Situations can arise where more than one person could potentially claim the same child as a dependent. To address this, the IRS has established “tie-breaker rules” to determine who has the right to claim the child.

Generally, if one person is the child’s parent, they have priority over a non-parent. If both parents can claim the child but do not file a joint return, the parent with whom the child lived longer during the tax year has priority. If the child lived with each parent for the same amount of time, the parent with the higher Adjusted Gross Income (AGI) has priority. If no parent can claim the child, the person with the highest AGI who can claim the child under the qualifying child rules has priority.

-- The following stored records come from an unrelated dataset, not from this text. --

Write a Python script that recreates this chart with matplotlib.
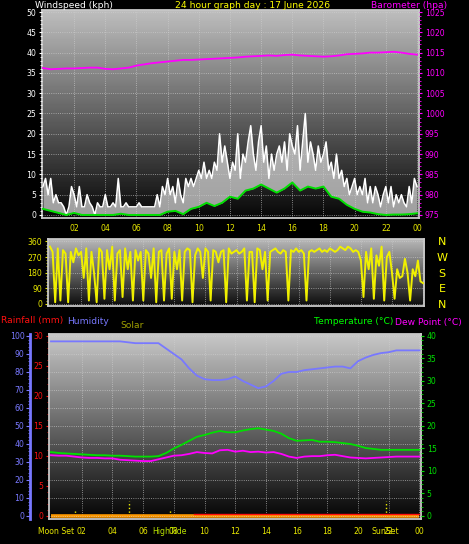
import numpy as np
import matplotlib
matplotlib.use('Agg')
import matplotlib.pyplot as plt
from matplotlib.ticker import MultipleLocator, FixedLocator

# ---- data (one day, 00 -> 24) ----
# wind gust, one value every 10 minutes (kph)
gust_kph = [7, 9, 5, 9, 3, 5,  3, 3, 2, 0, 2, 7,  5, 2, 7, 2, 2, 5,
            3, 2, 0, 3, 2, 2,  5, 2, 2, 3, 2, 9,  2, 2, 3, 2, 2, 2,
            2, 3, 2, 2, 2, 2,  2, 2, 5, 2, 7, 5,  9, 5, 7, 3, 9, 5,
            3, 9, 7, 9, 7, 9,  11, 9, 13, 9, 11, 9,  13, 11, 20, 13, 17, 13,
            9, 13, 11, 20, 9, 15,  13, 18, 22, 15, 11, 18,  22, 13, 17, 9, 15, 11,
            15, 17, 13, 18, 11, 20,  17, 15, 22, 11, 18, 25,  13, 18, 15, 11, 17, 13,
            15, 18, 11, 13, 9, 15,  9, 11, 7, 9, 5, 7,  9, 5, 7, 5, 9, 3,
            7, 3, 7, 5, 2, 5,  7, 3, 7, 2, 5, 3,  5, 3, 2, 7, 3, 9,  7]
# average wind, every 30 minutes (kph)
wind_avg_kph = [1.5, 1.0, 0.5, 0.0, 0.5, 0.0, 0.0, 0.0, 0.0, 0.0, 0.3, 0.0,
                0.0, 0.0, 0.0, 0.0, 0.8, 1.0, 0.2, 1.5, 2.0, 3.0, 2.2, 3.0,
                4.5, 4.0, 6.0, 6.5, 7.5, 6.5, 5.5, 6.5, 8.0, 6.0, 7.0, 6.5,
                7.0, 4.5, 4.0, 2.5, 1.5, 0.8, 0.6, 0.2, 0.0, 0.1, 0.1, 0.2, 0.4]
# barometer, every 30 minutes (hPa)
baro_hpa = [1011.2, 1010.9, 1011.0, 1011.1, 1011.1, 1011.2, 1011.3, 1011.3, 1011.0, 1010.9,
            1011.1, 1011.3, 1011.8, 1012.1, 1012.4, 1012.6, 1012.8, 1013.0, 1013.2, 1013.2,
            1013.3, 1013.4, 1013.5, 1013.6, 1013.7, 1013.8, 1014.0, 1014.1, 1014.2, 1014.3,
            1014.2, 1014.4, 1014.5, 1014.3, 1014.2, 1014.1, 1014.0, 1014.1, 1014.3, 1014.6,
            1014.7, 1014.8, 1015.0, 1015.0, 1015.1, 1015.2, 1015.0, 1014.7, 1014.5]
# wind direction, every 10 minutes (degrees)
wind_dir = [330, 300, 10, 320, 20, 310,  290, 10, 300, 240, 320, 280,
            300, 150, 320, 20, 300, 180,  10, 320, 300, 30, 310, 200,
            330, 20, 290, 310, 40, 320,  200, 300, 20, 310, 250, 300,
            20, 310, 290, 150, 320, 10,  300, 310, 20, 290, 320, 30,
            300, 200, 310, 20, 300, 320,  310, 10, 280, 320, 300, 150,
            320, 300, 20, 310, 300, 240,  300, 310, 10, 320, 290, 300,
            310, 290, 300, 320, 20, 300,  300, 10, 320, 310, 200, 300,
            20, 300, 310, 320, 300, 290,  310, 300, 20, 310, 300, 320,
            300, 310, 290, 20, 300, 310,  300, 310, 320, 300, 310, 300,
            320, 310, 300, 310, 330, 320,  310, 330, 320, 300, 310, 300,
            250, 40, 300, 200, 320, 30,  280, 220, 330, 20, 270, 300,
            180, 30, 200, 150, 160, 260,  180, 20, 200, 160, 250, 130,  120]
# humidity (%), temperature and dew point (C), every 30 minutes
humidity = [97, 97, 97, 97, 97, 97, 97, 97, 97, 97, 96.5, 96, 96, 96, 96, 93, 90, 87,
            82, 78, 76, 75.5, 75.5, 76, 77.5, 75, 73, 71, 72, 75, 79, 80, 80, 81,
            81.5, 82, 82.5, 83, 83, 82, 86, 88, 89.5, 90.5, 91, 92, 92, 92, 92]
temp_c = [14.2, 14.0, 13.9, 13.8, 13.7, 13.6, 13.5, 13.5, 13.4, 13.4, 13.3, 13.2, 13.2,
          13.2, 13.3, 14.0, 15.0, 15.8, 16.7, 17.6, 18.0, 18.5, 18.9, 18.6, 18.6, 19.0,
          19.3, 19.5, 19.2, 18.9, 18.3, 17.3, 16.7, 16.8, 16.9, 16.5, 16.5, 16.4, 16.2,
          16.0, 15.6, 15.1, 14.9, 14.7, 14.7, 14.7, 14.7, 14.7, 14.7]
dew_c = [13.5, 13.4, 13.4, 13.2, 13.0, 12.9, 12.9, 12.8, 12.8, 12.5, 12.4, 12.3, 12.2,
         12.2, 12.6, 13.0, 13.4, 13.5, 13.8, 14.2, 14.0, 13.9, 14.6, 14.7, 14.3, 14.5,
         14.2, 14.3, 14.1, 14.2, 13.8, 13.2, 12.9, 13.2, 13.3, 13.3, 13.5, 13.6, 13.3,
         13.0, 12.9, 12.8, 12.9, 13.0, 13.1, 13.2, 13.2, 13.2, 13.2]
# rainfall and solar: nothing all day
rain_hours = [9.3, 24]
rain_mm = [0, 0]
solar_hours = [0, 24]
solar = [0, 0]

hour_ticks = list(range(2, 25, 2))
hour_labels = ['02', '04', '06', '08', '10', '12', '14', '16', '18', '20', '22', '00']
event_marks = [1.55, 5.05, 7.75, 21.8]
event_heights = [0.8, 2.5, 1.2, 2.5]
event_labels = ['Moon Set', 'HighTide', 'SunSet']
event_label_hours = [0.33, 7.75, 21.8]

t10 = np.arange(len(gust_kph)) / 6
t30 = np.arange(len(baro_hpa)) / 2

W, H = 469, 544
BG = 'black'
YEL = '#e8e800'
MAG = '#ff00ff'
GRN = '#00e000'
BLU = '#7878ff'
RED = '#ff1010'
FS = 5.6
HFS = 6.6


def box(l, t, r, b):
    return [l / W, 1 - b / H, (r - l) / W, (b - t) / H]


def shade(ax, top=0.75, bottom=0.04):
    x0, x1 = ax.get_xlim()
    y0, y1 = ax.get_ylim()
    grad = np.linspace(top, bottom, 64).reshape(-1, 1)
    ax.imshow(grad, extent=[x0, x1, y0, y1], aspect='auto', cmap='gray',
              vmin=0, vmax=1, zorder=0, interpolation='bicubic')
    ax.set_xlim(x0, x1)
    ax.set_ylim(y0, y1)


def frame(ax):
    for s in ax.spines.values():
        s.set_color('#c8c8c8')
        s.set_linewidth(1.3)


fig = plt.figure(figsize=(W / 100, H / 100), dpi=100, facecolor=BG)

# ---------- wind speed / barometer ----------
ax1 = fig.add_axes(box(42, 10, 419, 218))
ax1.set_xlim(-0.06, 24.13)
ax1.set_ylim(-0.75, 50.5)
shade(ax1, 0.74, 0.03)
frame(ax1)
ax1.fill_between(t10, np.interp(t10, t30, wind_avg_kph), gust_kph,
                 color='#e0e0e0', alpha=0.7, lw=0, zorder=2)
ax1.plot(t10, gust_kph, color='white', lw=1.1, zorder=3)
ax1.plot(t30, wind_avg_kph, color=GRN, lw=1.4, zorder=4)
ax1.xaxis.set_major_locator(FixedLocator(hour_ticks))
ax1.set_xticklabels(hour_labels)
ax1.yaxis.set_major_locator(MultipleLocator(5))
ax1.yaxis.set_minor_locator(MultipleLocator(1))
ax1.tick_params(axis='x', length=0, pad=4, colors=YEL, labelsize=FS)
ax1.tick_params(axis='y', which='both', colors='white', labelsize=FS, length=2.2, pad=2)
ax1.tick_params(axis='y', which='minor', length=1.2)
ax1.grid(color='#d0d0d0', ls=':', lw=0.6, alpha=0.8)
ax1.set_axisbelow(False)

ax1b = ax1.twinx()
ax1b.set_ylim(974.25, 1025.5)
ax1b.plot(t30, baro_hpa, color=MAG, lw=1.3)
ax1b.yaxis.set_major_locator(MultipleLocator(5))
ax1b.yaxis.set_minor_locator(MultipleLocator(1))
ax1b.tick_params(axis='y', which='both', colors=MAG, labelsize=FS, length=2.2, pad=2)
ax1b.tick_params(axis='y', which='minor', length=1.2)
for s in ax1b.spines.values():
    s.set_visible(False)

fig.text(35 / W, 1 - 5 / H, 'Windspeed (kph)', color='white', fontsize=HFS, va='center')
fig.text(253 / W, 1 - 5 / H, '24 hour graph day : 17 June 2026', color='#ffff00',
         fontsize=HFS, va='center', ha='center')
fig.text(447 / W, 1 - 5 / H, 'Barometer (hpa)', color=MAG, fontsize=HFS, va='center', ha='right')

# ---------- wind direction ----------
ax2 = fig.add_axes(box(48, 239, 424, 306))
ax2.set_xlim(-0.13, 24.06)
ax2.set_ylim(-11.6, 374)
shade(ax2, 0.72, 0.05)
frame(ax2)
ax2.plot(t10, wind_dir, color='#f0f000', lw=1.4, zorder=3)
ax2.xaxis.set_major_locator(FixedLocator(hour_ticks))
ax2.set_xticklabels([])
ax2.tick_params(axis='x', length=0)
ax2.yaxis.set_major_locator(MultipleLocator(90))
ax2.yaxis.set_minor_locator(MultipleLocator(18))
ax2.tick_params(axis='y', which='both', colors=YEL, labelsize=FS, length=2.2, pad=2)
ax2.tick_params(axis='y', which='minor', length=1.2)
ax2.grid(color='#d0d0d0', ls=':', lw=0.6, alpha=0.8)
for i, c in enumerate('NWSEN'):
    fig.text(442 / W, 1 - (242 + i * 15.8) / H, c, color='#ffff00', fontsize=8,
             ha='center', va='center')

# ---------- rain / humidity / temperature ----------
ax3 = fig.add_axes(box(49, 334, 421, 519))
ax3.set_xlim(-0.13, 24.1)
ax3.set_ylim(-0.5, 30.33)
shade(ax3, 0.78, 0.02)
frame(ax3)
ax3.plot(solar_hours, solar, color='#ff9900', lw=2.6, zorder=5, solid_capstyle='butt')
ax3.plot(rain_hours, [v + 0.25 for v in rain_mm], color=RED, lw=1.0, zorder=6)
ax3.vlines(event_marks, 0, event_heights, colors='#f0f000', linestyles=':', lw=1.0, zorder=4)
ax3.xaxis.set_major_locator(FixedLocator(hour_ticks))
ax3.set_xticklabels(hour_labels)
ax3.tick_params(axis='x', which='both', length=0, pad=6, colors=YEL, labelsize=FS)
ax3.yaxis.set_major_locator(MultipleLocator(5))
ax3.yaxis.set_minor_locator(MultipleLocator(1))
ax3.tick_params(axis='y', which='both', colors=RED, labelsize=FS, length=2.2, pad=2)
ax3.tick_params(axis='y', which='minor', length=1.2)
ax3.grid(axis='x', color='#d0d0d0', ls=':', lw=0.6, alpha=0.8)

x0, x1 = ax3.get_xlim()
for h, lab in zip(event_label_hours, event_labels):
    px = 49 + (h - x0) / (x1 - x0) * (421 - 49)
    fig.text(px / W, 1 - 531 / H, lab, color='#b8e000' if lab == 'HighTide' else YEL,
             fontsize=FS, ha='center', va='center')

ax3h = ax3.twinx()
ax3h.set_ylim(-1.67, 101.1)
ax3h.plot(t30, humidity, color=BLU, lw=1.3)
ax3h.yaxis.tick_left()
ax3h.spines['left'].set_position(('outward', 19 * 0.72))
ax3h.spines['left'].set_visible(True)
ax3h.spines['left'].set_color(BLU)
ax3h.spines['left'].set_linewidth(2)
for k in ('right', 'top', 'bottom'):
    ax3h.spines[k].set_visible(False)
ax3h.yaxis.set_major_locator(MultipleLocator(10))
ax3h.yaxis.set_minor_locator(MultipleLocator(2))
ax3h.tick_params(axis='y', which='both', colors=BLU, labelsize=FS, length=3, pad=1)
ax3h.tick_params(axis='y', which='minor', length=1.5)
ax3h.grid(axis='y', color='#d0d0d0', ls=':', lw=0.6, alpha=0.8)

ax3t = ax3.twinx()
ax3t.set_ylim(-0.67, 40.44)
ax3t.plot(t30, temp_c, color=GRN, lw=1.3)
ax3t.plot(t30, dew_c, color=MAG, lw=1.3)
ax3t.yaxis.set_major_locator(MultipleLocator(5))
ax3t.yaxis.set_minor_locator(MultipleLocator(1))
ax3t.tick_params(axis='y', which='both', colors=GRN, labelsize=FS, length=2.2, pad=2)
ax3t.tick_params(axis='y', which='minor', length=1.2)
for s in ax3t.spines.values():
    s.set_visible(False)

fig.text(1 / W, 1 - 321 / H, 'Rainfall (mm)', color=RED, fontsize=HFS, va='center')
fig.text(67 / W, 1 - 321 / H, 'Humidity', color=BLU, fontsize=HFS, va='center')
fig.text(120 / W, 1 - 326 / H, 'Solar', color='#a0a000', fontsize=HFS, va='center')
fig.text(393 / W, 1 - 322 / H, 'Temperature (°C)', color='#00ff00', fontsize=HFS, va='center', ha='right')
fig.text(395 / W, 1 - 322 / H, 'Dew Point (°C)', color=MAG, fontsize=HFS, va='center')

fig.savefig('out.png', dpi=100, facecolor=BG)
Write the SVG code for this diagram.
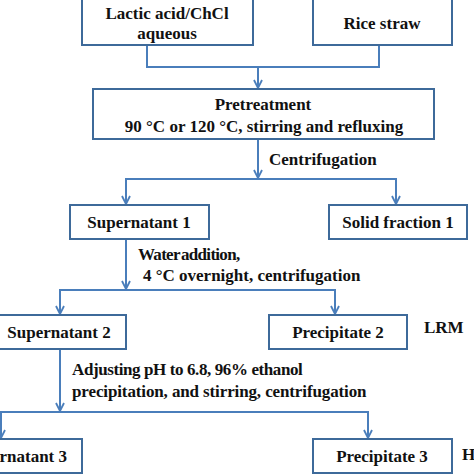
<svg xmlns="http://www.w3.org/2000/svg" width="474" height="474" viewBox="0 0 474 474">
<defs>
<marker id="ah" viewBox="0 0 10 10" refX="9" refY="5" markerWidth="10" markerHeight="10" markerUnits="userSpaceOnUse" orient="auto">
<polyline points="1,1 9,5 1,9" fill="none" stroke="#4A7EBB" stroke-width="1.8"/>
</marker>
<style>
.box{fill:#fff;stroke:#3E6A9A;stroke-width:2}
.ln{fill:none;stroke:#4A7EBB;stroke-width:2}
</style>
</defs>
<rect width="474" height="474" fill="#fff"/>
<g id="connectors">
<polyline class="ln" points="147,45 147,67 379,67 379,45"/>
<line class="ln" x1="258" y1="67" x2="258" y2="88" marker-end="url(#ah)"/>
<line class="ln" x1="258" y1="139" x2="258" y2="178" marker-end="url(#ah)"/>
<polyline class="ln" points="126,205 126,179 396,179 396,205"/>
<line class="ln" x1="126" y1="179" x2="126" y2="204" marker-end="url(#ah)"/>
<line class="ln" x1="396" y1="179" x2="396" y2="204" marker-end="url(#ah)"/>
<line class="ln" x1="126" y1="239" x2="126" y2="289" marker-end="url(#ah)"/>
<polyline class="ln" points="60,315 60,290 335,290 335,315"/>
<line class="ln" x1="60" y1="290" x2="60" y2="314" marker-end="url(#ah)"/>
<line class="ln" x1="335" y1="290" x2="335" y2="314" marker-end="url(#ah)"/>
<line class="ln" x1="60" y1="349" x2="60" y2="411" marker-end="url(#ah)"/>
<polyline class="ln" points="1,439 1,412 368,412 368,439"/>
<line class="ln" x1="1" y1="412" x2="1" y2="438" marker-end="url(#ah)"/>
<line class="ln" x1="368" y1="412" x2="368" y2="438" marker-end="url(#ah)"/>
<text font-family="'Liberation Serif', serif" font-weight="bold" font-size="17" fill="#111" x="269" y="165">Centrifugation</text>
<text font-family="'Liberation Serif', serif" font-weight="bold" font-size="17" fill="#111" letter-spacing="-0.7" word-spacing="-2" x="138" y="260">Water addition,</text>
<text font-family="'Liberation Serif', serif" font-weight="bold" font-size="17" fill="#111" x="143" y="281">4 °C overnight, centrifugation</text>
<text font-family="'Liberation Serif', serif" font-weight="bold" font-size="17" fill="#111" letter-spacing="-0.4" x="72" y="375">Adjusting pH to 6.8, 96% ethanol</text>
<text font-family="'Liberation Serif', serif" font-weight="bold" font-size="17" fill="#111" letter-spacing="-0.12" x="72" y="397">precipitation, and stirring, centrifugation</text>
</g>
<g id="lactic">
<rect class="box" x="82" y="-10" width="171" height="55"/>
<text font-family="'Liberation Serif', serif" font-weight="bold" font-size="17" fill="#111" text-anchor="middle" x="167" y="19">Lactic acid/ChCl</text>
<text font-family="'Liberation Serif', serif" font-weight="bold" font-size="17" fill="#111" text-anchor="middle" x="167" y="39">aqueous</text>
</g>
<g id="rice">
<rect class="box" x="313" y="-10" width="139" height="55"/>
<text font-family="'Liberation Serif', serif" font-weight="bold" font-size="17" fill="#111" text-anchor="middle" x="382" y="29">Rice straw</text>
</g>
<g id="pretreatment">
<rect class="box" x="93" y="89" width="341" height="50"/>
<text font-family="'Liberation Serif', serif" font-weight="bold" font-size="17" fill="#111" text-anchor="middle" x="263" y="110">Pretreatment</text>
<text font-family="'Liberation Serif', serif" font-weight="bold" font-size="17" fill="#111" text-anchor="middle" x="264" y="132">90 °C or 120 °C, stirring and refluxing</text>
</g>
<g id="sup1">
<rect class="box" x="70" y="205" width="139" height="34"/>
<text font-family="'Liberation Serif', serif" font-weight="bold" font-size="17" fill="#111" text-anchor="middle" x="139" y="228">Supernatant 1</text>
</g>
<g id="solid1">
<rect class="box" x="329" y="205" width="138" height="34"/>
<text font-family="'Liberation Serif', serif" font-weight="bold" font-size="17" fill="#111" text-anchor="middle" x="398" y="228">Solid fraction 1</text>
</g>
<g id="sup2">
<rect class="box" x="-60" y="315" width="186" height="34"/>
<text font-family="'Liberation Serif', serif" font-weight="bold" font-size="17" fill="#111" text-anchor="middle" x="59" y="338">Supernatant 2</text>
</g>
<g id="prec2">
<rect class="box" x="269" y="315" width="138" height="34"/>
<text font-family="'Liberation Serif', serif" font-weight="bold" font-size="17" fill="#111" text-anchor="middle" x="338" y="338">Precipitate 2</text>
<text font-family="'Liberation Serif', serif" font-weight="bold" font-size="17" fill="#111" x="424" y="333">LRM</text>
</g>
<g id="sup3">
<rect class="box" x="-60" y="439" width="142" height="34"/>
<text font-family="'Liberation Serif', serif" font-weight="bold" font-size="17" fill="#111" text-anchor="end" x="67" y="462">Supernatant 3</text>
</g>
<g id="prec3">
<rect class="box" x="313" y="439" width="139" height="34"/>
<text font-family="'Liberation Serif', serif" font-weight="bold" font-size="17" fill="#111" text-anchor="middle" x="382" y="462">Precipitate 3</text>
<text font-family="'Liberation Serif', serif" font-weight="bold" font-size="17" fill="#111" x="462" y="460">H</text>
</g>
</svg>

Tax Benefits Associated with Claiming a Dependent

Successfully claiming a dependent can unlock several tax benefits for the taxpayer. These benefits can reduce tax liability and potentially increase a refund. The specific benefits depend on whether the dependent is a qualifying child or a qualifying relative.

For a qualifying child, taxpayers may be eligible for the Child Tax Credit, which can be up to $2,200 per qualifying child under age 17 for the 2025 tax year, with up to $1,700 being refundable as the Additional Child Tax Credit. For qualifying relatives or qualifying children who do not meet the Child Tax Credit criteria, the Credit for Other Dependents may be available, offering a nonrefundable credit of up to $500 per dependent. Additionally, claiming a dependent can impact eligibility for the Earned Income Tax Credit (EITC), and may allow for filing as Head of Household, which offers a higher standard deduction and more favorable tax brackets.